Comparison to Common Engine Configurations
The primary advantage of the W16 configuration over more common layouts, such as the V12, is its superior packaging efficiency. A traditional V12 engine is inherently long, as its two cylinder banks are typically arranged at a wide angle with the cylinders directly opposing each other. This length makes packaging difficult in mid-engine vehicle designs, where space is highly constrained.
The W16 engine, by utilizing the narrow-angle VR concept, achieves a cylinder length that is dramatically shorter. The engine block length is comparable to a much smaller V8, while the width is only slightly greater than a V12. This geometric advantage is directly responsible for the engine’s high power density, allowing 8.0 liters of displacement and 16 cylinders to fit efficiently into a mid-ship chassis.
A theoretical traditional V16 engine, with two wide-angle banks of eight cylinders, would be substantially longer and wider than the W16, making it impractical for road car applications. The W16 design, therefore, represents a compromise where the engine’s length is reduced by increasing its complexity and width. This compactness allows for better weight distribution and chassis design, which are necessary for managing the immense power output of the quad-turbocharged system.
Real-World Application
The W16 engine is an exceptionally rare power unit, almost exclusively associated with the highest-tier hypercars produced under the Volkswagen Group. Its modern application began with the Bugatti Veyron in 2005 and has continued through subsequent models, including the Bugatti Chiron. The development of this engine was a deliberate effort by the manufacturer to create a bespoke powertrain capable of achieving unprecedented horsepower figures and top speeds.

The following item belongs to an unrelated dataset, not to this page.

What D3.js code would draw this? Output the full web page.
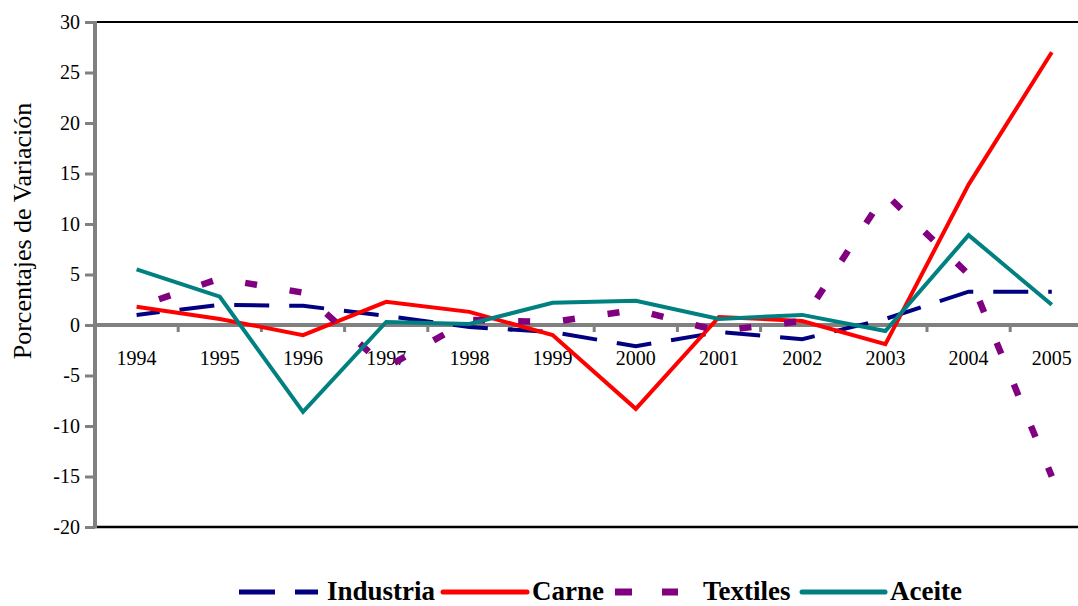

The extreme costs associated with the W16’s design, manufacturing, and maintenance limit its use to this exclusive, low-volume segment of the market. Its complexity, including the assembly of over 3,500 individual parts, necessitates specialized production and extensive testing protocols that are not viable for mass-market vehicles. This engine configuration exists as a technological statement, serving as the core component of vehicles designed to redefine performance limits.